Parecia uma tolice sair daqui e não gostaria de trocar o “tudo à disposição”. Será que temos tempo para aproveitar esse “tudo”?

Já pararam para pensar no quão estávamos acostumados a um ritmo forte e acelerado? Morar em São Paulo, trabalhar com feiras e eventos, tudo para mim passava por uma rotina veloz, com muito pouco tempo de dispersão. Uma normalidade de cadência rápida. Essa era uma realidade comum até 2020.

A mudança repentina na qual caímos, deu outro tom ao compasso das coisas. A atmosfera de imprecisões e novas inconstâncias diárias romperam com muitas das nossas convicções.

Uma dessas grandes certezas que sempre esteve comigo era: São Paulo. Um lugar repleto, onde se pode encontrar de tudo, em qualquer momento. Parecia uma tolice sair daqui e não gostaria de trocar o “tudo à disposição”. Mas será que temos mesmo tempo para aproveitar esse “tudo”?

O confinamento me fez refletir sobre o fato de, apesar de termos tudo, estarmos, na maior parte do tempo, presos em nossos apartamentos e carros. O trânsito, a eterna correria. Em um apartamento com meu filho e minha mulher, com um mundo instável na janela, me dei conta que, por mais convicto que estivesse sobre viver “na cidade que não dorme”, talvez essa não fosse a melhor opção. Ou a mais saudável.

Recorri ao interior, já antes descoberto pelos meus pais – eles já sabiam dos benefícios desse mundo novo. O quintal, o observar meu filho brincando no sol, a tranquilidade de poder compartilhar uma praça na cidade e caminhar para meus compromissos foram algumas das lições doces que aprendi sobre o tempo e o tudo. O que era para ser uma quarentena, se tornou uma nova possibilidade.

Dizem que períodos difíceis nos convidam a refletir sobre o que realmente importa. E me importava bem menos ter o tudo à minha disposição 24h por dia do que a calmaria que me trazia esse meu novo ambiente.

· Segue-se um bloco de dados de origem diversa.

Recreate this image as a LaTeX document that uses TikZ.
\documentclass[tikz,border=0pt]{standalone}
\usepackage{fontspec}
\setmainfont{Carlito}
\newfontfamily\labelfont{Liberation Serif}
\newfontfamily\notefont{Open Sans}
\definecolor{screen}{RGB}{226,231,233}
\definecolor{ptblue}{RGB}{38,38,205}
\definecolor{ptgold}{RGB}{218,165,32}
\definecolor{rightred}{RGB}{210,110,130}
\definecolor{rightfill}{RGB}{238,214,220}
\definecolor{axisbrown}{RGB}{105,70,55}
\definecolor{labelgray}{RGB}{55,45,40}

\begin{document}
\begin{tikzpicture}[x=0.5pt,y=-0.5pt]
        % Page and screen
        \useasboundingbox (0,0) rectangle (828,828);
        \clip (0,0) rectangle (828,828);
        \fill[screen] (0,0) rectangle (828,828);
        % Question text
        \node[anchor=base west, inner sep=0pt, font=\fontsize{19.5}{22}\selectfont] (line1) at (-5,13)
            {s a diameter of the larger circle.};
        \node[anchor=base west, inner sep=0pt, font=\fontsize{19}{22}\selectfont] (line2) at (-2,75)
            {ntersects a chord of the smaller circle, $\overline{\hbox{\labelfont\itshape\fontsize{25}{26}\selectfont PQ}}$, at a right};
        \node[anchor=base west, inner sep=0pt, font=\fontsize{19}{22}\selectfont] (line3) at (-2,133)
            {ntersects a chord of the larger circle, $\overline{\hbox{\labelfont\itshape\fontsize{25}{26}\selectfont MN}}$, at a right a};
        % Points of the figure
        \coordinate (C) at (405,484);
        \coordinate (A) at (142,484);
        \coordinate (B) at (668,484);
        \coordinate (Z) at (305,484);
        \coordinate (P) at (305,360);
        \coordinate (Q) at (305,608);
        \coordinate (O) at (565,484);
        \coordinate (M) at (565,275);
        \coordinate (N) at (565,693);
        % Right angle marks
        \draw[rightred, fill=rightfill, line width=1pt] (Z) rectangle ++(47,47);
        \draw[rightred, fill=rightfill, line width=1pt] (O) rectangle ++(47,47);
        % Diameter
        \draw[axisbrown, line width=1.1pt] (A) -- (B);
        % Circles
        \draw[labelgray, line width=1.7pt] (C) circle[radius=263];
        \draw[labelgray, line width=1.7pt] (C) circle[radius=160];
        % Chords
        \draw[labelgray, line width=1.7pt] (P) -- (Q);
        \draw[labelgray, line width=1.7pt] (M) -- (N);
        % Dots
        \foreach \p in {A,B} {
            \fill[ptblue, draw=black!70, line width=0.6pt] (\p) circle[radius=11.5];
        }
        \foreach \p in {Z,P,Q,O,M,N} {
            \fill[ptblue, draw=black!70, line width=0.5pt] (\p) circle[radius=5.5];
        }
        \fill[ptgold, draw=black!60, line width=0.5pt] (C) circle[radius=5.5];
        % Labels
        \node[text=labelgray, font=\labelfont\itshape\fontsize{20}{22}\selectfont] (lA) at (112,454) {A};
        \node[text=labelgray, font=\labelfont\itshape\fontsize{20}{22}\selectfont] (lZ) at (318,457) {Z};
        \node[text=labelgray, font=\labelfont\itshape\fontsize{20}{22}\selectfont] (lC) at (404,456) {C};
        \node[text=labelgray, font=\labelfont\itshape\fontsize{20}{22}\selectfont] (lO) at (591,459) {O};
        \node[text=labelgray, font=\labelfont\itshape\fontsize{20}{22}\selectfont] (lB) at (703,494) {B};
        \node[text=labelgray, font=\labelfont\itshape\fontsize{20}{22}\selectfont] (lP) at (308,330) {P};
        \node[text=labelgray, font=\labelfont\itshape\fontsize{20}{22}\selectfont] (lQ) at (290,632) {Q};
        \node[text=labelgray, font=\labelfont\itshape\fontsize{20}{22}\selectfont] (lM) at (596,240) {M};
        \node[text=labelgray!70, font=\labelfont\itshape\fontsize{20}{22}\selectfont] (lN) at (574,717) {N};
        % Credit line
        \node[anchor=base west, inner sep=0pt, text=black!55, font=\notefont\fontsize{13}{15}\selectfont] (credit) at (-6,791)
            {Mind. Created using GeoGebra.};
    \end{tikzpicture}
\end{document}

A verdade é que o ritmo frenético nos engole diariamente. Por muitas vezes, nos impede de notar que aquilo não é o normal. Ter tempo, espaço para olhar meu filho brincar na grama, é o normal.

Chegar a um compromisso em menos de 60 minutos é normal. Sair da arritmia da grande metrópole permite meditar sobre a possibilidade de um equilíbrio entre a cidade das oportunidades e a serenidade do interior.

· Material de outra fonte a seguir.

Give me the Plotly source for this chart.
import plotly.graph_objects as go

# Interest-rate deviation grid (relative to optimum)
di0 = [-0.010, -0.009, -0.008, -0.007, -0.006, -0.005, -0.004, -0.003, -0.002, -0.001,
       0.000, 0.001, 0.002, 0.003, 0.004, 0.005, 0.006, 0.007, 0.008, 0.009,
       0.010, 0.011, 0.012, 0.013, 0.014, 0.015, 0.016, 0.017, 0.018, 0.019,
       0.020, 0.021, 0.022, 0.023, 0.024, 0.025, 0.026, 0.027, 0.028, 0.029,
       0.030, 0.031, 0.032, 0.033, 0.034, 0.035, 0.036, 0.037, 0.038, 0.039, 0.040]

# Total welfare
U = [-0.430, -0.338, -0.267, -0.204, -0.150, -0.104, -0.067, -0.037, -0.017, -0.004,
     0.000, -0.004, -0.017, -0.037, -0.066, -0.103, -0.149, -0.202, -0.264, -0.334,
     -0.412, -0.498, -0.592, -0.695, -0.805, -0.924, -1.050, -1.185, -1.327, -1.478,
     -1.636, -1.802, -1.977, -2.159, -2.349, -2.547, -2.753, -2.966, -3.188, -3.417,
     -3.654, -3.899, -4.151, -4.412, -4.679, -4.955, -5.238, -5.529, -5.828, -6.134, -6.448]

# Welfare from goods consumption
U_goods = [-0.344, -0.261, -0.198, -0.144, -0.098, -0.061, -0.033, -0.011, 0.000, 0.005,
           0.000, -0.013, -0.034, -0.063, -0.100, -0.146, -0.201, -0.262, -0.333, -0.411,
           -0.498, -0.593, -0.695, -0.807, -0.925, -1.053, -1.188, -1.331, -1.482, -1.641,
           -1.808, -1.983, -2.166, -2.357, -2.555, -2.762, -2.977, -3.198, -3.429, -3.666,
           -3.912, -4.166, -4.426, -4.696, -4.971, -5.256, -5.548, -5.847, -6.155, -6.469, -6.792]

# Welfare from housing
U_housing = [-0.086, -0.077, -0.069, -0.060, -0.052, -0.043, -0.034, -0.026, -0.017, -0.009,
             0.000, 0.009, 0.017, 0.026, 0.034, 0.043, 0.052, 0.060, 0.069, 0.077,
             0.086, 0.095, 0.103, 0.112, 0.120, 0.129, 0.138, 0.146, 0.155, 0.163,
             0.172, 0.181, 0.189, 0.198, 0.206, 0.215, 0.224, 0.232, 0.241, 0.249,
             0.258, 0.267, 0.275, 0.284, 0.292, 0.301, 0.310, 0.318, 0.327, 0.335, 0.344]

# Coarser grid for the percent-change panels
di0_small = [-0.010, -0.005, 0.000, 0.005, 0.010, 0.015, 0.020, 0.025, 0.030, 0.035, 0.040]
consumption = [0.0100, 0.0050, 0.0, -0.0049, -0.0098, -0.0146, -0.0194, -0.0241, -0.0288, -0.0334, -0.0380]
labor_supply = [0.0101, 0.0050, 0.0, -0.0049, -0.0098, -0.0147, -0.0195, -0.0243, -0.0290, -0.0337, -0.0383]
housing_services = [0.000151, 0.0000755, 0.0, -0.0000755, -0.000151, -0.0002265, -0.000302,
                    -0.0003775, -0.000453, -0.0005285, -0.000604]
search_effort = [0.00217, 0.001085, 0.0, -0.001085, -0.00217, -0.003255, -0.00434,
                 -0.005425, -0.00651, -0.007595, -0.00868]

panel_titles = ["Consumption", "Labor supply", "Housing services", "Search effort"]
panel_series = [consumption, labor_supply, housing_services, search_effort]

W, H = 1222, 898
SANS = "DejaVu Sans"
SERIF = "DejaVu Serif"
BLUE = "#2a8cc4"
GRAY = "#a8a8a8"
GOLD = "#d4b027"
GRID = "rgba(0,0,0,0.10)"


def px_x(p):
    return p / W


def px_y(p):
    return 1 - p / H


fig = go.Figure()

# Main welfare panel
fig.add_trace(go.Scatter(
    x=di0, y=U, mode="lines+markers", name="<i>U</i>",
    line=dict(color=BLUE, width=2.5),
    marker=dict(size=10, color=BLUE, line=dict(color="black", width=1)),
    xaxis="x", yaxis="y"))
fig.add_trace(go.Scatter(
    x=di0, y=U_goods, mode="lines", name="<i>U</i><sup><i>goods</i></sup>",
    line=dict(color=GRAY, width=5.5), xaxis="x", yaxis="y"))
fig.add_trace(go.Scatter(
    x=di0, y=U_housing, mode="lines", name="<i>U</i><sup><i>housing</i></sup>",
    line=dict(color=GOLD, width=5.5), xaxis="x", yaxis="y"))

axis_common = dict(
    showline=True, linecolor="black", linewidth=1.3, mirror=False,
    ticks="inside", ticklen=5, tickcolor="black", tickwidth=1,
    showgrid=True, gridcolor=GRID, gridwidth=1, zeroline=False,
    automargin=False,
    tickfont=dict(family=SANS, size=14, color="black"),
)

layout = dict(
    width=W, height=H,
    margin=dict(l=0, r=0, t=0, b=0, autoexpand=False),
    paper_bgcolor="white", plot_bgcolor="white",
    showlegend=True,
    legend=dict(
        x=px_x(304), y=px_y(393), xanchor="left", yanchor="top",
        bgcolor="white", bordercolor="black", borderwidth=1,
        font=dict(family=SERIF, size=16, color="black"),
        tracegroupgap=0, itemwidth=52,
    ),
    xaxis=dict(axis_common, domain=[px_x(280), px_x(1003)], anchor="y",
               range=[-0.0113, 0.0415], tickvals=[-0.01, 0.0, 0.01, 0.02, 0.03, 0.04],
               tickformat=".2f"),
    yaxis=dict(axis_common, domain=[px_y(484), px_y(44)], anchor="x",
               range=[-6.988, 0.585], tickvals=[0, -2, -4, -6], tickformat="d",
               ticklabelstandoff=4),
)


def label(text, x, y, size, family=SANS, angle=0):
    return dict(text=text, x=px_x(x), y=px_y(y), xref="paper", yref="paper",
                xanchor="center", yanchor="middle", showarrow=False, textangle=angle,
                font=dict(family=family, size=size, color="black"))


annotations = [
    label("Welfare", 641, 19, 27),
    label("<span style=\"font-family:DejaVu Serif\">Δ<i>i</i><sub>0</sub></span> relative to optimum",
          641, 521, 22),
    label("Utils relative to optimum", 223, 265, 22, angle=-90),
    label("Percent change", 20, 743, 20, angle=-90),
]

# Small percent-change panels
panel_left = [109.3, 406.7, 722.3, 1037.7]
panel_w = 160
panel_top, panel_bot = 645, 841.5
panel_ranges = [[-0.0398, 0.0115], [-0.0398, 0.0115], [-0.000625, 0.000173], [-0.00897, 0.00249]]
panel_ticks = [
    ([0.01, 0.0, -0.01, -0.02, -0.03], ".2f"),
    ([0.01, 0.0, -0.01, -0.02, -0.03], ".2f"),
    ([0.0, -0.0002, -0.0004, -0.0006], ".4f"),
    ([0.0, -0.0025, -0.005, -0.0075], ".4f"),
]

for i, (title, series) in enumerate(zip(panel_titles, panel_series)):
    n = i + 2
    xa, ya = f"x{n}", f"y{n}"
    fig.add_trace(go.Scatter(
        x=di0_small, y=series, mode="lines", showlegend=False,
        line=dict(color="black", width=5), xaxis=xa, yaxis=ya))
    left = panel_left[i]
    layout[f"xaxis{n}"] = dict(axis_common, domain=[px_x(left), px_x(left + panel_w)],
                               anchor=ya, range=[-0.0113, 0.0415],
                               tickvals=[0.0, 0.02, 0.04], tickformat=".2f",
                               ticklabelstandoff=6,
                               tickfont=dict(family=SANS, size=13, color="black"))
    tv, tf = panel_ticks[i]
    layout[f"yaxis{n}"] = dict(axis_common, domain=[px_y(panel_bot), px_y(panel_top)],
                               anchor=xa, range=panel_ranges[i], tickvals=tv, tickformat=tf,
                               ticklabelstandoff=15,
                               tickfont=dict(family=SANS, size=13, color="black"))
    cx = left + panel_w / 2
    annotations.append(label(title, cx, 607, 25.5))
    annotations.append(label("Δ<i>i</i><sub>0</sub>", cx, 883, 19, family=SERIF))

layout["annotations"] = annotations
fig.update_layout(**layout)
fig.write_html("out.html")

E esse é o balanço positivo entre o pacato e o dinâmico, entre o home office e o presencial. É a nossa nova realidade. Mas, ao contrário do que aconteceu em 2020, estamos voltando a uma rotina gradualmente, com tempo ao nosso favor.

Buscar o equilíbrio entre as coisas que aprendi a observar e a importância de manter velocidade do mundo tem sido um novo desafio. Os ajustes são necessários para todos, mas seguramente existe um caminho no meio que possibilita juntar o melhor dos dois mundos.

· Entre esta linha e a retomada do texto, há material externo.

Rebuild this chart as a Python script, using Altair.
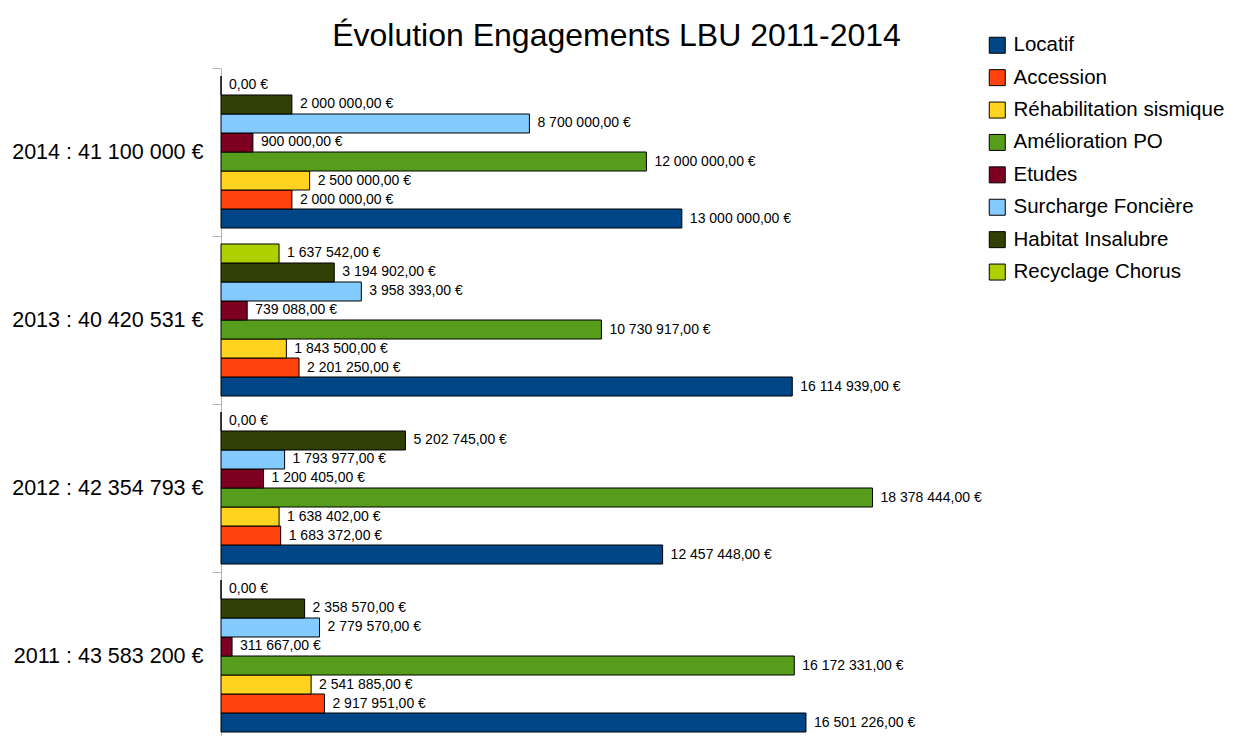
import altair as alt
import pandas as pd

years = ["2014", "2013", "2012", "2011"]
totals = ["41 100 000 €", "40 420 531 €", "42 354 793 €", "43 583 200 €"]
series = ["Locatif", "Accession", "Réhabilitation sismique", "Amélioration PO",
          "Etudes", "Surcharge Foncière", "Habitat Insalubre", "Recyclage Chorus"]
colors = ["#004586", "#ff420e", "#ffd320", "#579d1c",
          "#7e0021", "#83caff", "#314004", "#aecf00"]

# values per year, in series order
v2014 = [13000000, 2000000, 2500000, 12000000, 900000, 8700000, 2000000, 0]
v2013 = [16114939, 2201250, 1843500, 10730917, 739088, 3958393, 3194902, 1637542]
v2012 = [12457448, 1683372, 1638402, 18378444, 1200405, 1793977, 5202745, 0]
v2011 = [16501226, 2917951, 2541885, 16172331, 311667, 2779570, 2358570, 0]
values = {"2014": v2014, "2013": v2013, "2012": v2012, "2011": v2011}


def fmt(v):
    s = f"{v:,.2f}".replace(",", " ").replace(".", ",")
    return s + " €"


rows = []
for y, t in zip(years, totals):
    cat = f"{y} : {t}"
    for s, v in zip(series, values[y]):
        rows.append({"cat": cat, "serie": s, "val": v, "lab": fmt(v)})
df = pd.DataFrame(rows)
cats = [f"{y} : {t}" for y, t in zip(years, totals)]

FONT = "Liberation Sans"

y_enc = alt.Y("cat:N", sort=cats,
              scale=alt.Scale(paddingInner=0, paddingOuter=0),
              axis=alt.Axis(title=None, labelFontSize=21.5, labelFont=FONT,
                            labelColor="#000000", labelPadding=9, labelLimit=0,
                            tickSize=9, tickBand="extent", tickColor="#b3b3b3",
                            domainColor="#b3b3b3", grid=False))
yoff = alt.YOffset("serie:N", sort=list(reversed(series)),
                   scale=alt.Scale(paddingInner=0, paddingOuter=0.42))
x_enc = alt.X("val:Q", scale=alt.Scale(domain=[0, 20000000], nice=False), axis=None)

bars = alt.Chart(df).mark_bar(stroke="#000000", strokeWidth=1, opacity=1).encode(
    x=x_enc, y=y_enc, yOffset=yoff,
    color=alt.Color("serie:N", sort=series,
                    scale=alt.Scale(domain=series, range=colors),
                    legend=alt.Legend(title=None, orient="none", legendX=766, legendY=-33,
                                      symbolType="square", symbolSize=256,
                                      symbolStrokeColor="#000000", symbolStrokeWidth=1,
                                      symbolOpacity=1,
                                      labelFontSize=20.5, labelFont=FONT, labelColor="#000000",
                                      labelOffset=6, rowPadding=11.4, labelLimit=0)),
)

texts = alt.Chart(df).mark_text(align="left", baseline="middle", dx=8,
                                fontSize=14, font=FONT, color="#000000").encode(
    x=x_enc, y=y_enc, yOffset=yoff, text="lab:N")

chart = (bars + texts).properties(
    width=709, height=672,
    autosize=alt.AutoSizeParams(type="none"),
    padding={"left": 213, "top": 60, "right": 304, "bottom": 0},
    title=alt.TitleParams("Évolution Engagements LBU 2011-2014", fontSize=32, font=FONT,
                          fontWeight="normal", color="#000000", anchor="middle",
                          frame="group", dx=41, dy=30, offset=12),
).configure_view(stroke=None)

chart.save("out.html", embed_options={"renderer": "svg", "actions": False})
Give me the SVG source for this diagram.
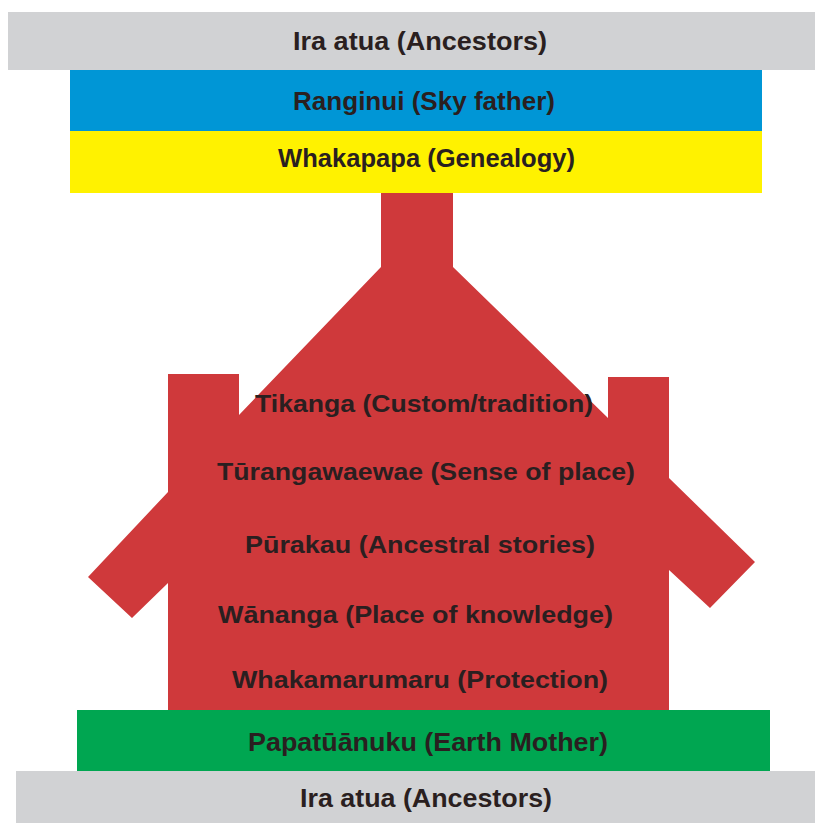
<svg xmlns="http://www.w3.org/2000/svg" width="815" height="823" viewBox="0 0 815 823">
<style>
.t{font-family:"Liberation Sans",Arial,sans-serif;font-weight:bold;font-size:23px;fill:#2a1f20}
.b{font-size:25px}
</style>
<rect width="815" height="823" fill="#ffffff"/>
<g id="ira-top">
<rect x="8" y="12" width="807" height="58" fill="#d1d2d4"/>
<text class="t b" x="293" y="50" textLength="254" lengthAdjust="spacingAndGlyphs">Ira atua (Ancestors)</text>
</g>
<g id="ranginui">
<rect x="70" y="70" width="692" height="61" fill="#0096d6"/>
<text class="t b" x="293" y="110" textLength="262" lengthAdjust="spacingAndGlyphs">Ranginui (Sky father)</text>
</g>
<g id="whakapapa">
<rect x="70" y="131" width="692" height="62" fill="#fff200"/>
<text class="t b" x="278" y="167" textLength="297" lengthAdjust="spacingAndGlyphs">Whakapapa (Genealogy)</text>
</g>
<g id="house">
<polygon fill="#cf393b" points="381,193 453,193 453,267 608,418 608,377 669,377 669,478 755,562 710,608 669,570 669,710 168,710 168,583 132,618 88,577 168,492 168,374 239,374 239,415 381,267"/>
<text class="t" x="255" y="412" textLength="338" lengthAdjust="spacingAndGlyphs">Tikanga (Custom/tradition)</text>
<text class="t" x="217" y="480" textLength="418" lengthAdjust="spacingAndGlyphs">Tūrangawaewae (Sense of place)</text>
<text class="t" x="245" y="553" textLength="350" lengthAdjust="spacingAndGlyphs">Pūrakau (Ancestral stories)</text>
<text class="t" x="218" y="623" textLength="395" lengthAdjust="spacingAndGlyphs">Wānanga (Place of knowledge)</text>
<text class="t" x="232" y="688" textLength="376" lengthAdjust="spacingAndGlyphs">Whakamarumaru (Protection)</text>
</g>
<g id="papatuanuku">
<rect x="77" y="710" width="693" height="61" fill="#00a651"/>
<text class="t b" x="248" y="751" textLength="360" lengthAdjust="spacingAndGlyphs">Papatūānuku (Earth Mother)</text>
</g>
<g id="ira-bottom">
<rect x="16" y="771" width="799" height="52" fill="#d1d2d4"/>
<text class="t b" x="300" y="807" textLength="252" lengthAdjust="spacingAndGlyphs">Ira atua (Ancestors)</text>
</g>
<g id="connectors"></g>
</svg>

E, por mais difícil que possa parecer, posso afirmar que é possível. Dispus-me a vir do interior para São Paulo e ficar aqui durante os dias úteis para voltar a uma casa aconchegante e suave aos fins de semana. A estrada de ida a São Paulo e o saber que estarei longe da família durante dias, aperta o coração.

Mas tem valido a pena, pelos bônus que essa decisão traz. Penso que muitos de nós não imaginávamos as possibilidades que se apresentaram durante este último ano. Muitas delas foram ignoradas, porque estávamos exaustos para refletir e considerávamos que não havia outros cenários. Contudo, essa não é a verdade. Com algumas renúncias, ganha-se muito.

Vejo menos minha família, mas vejo neles uma nova convicção: a de que fiz a escolha certa.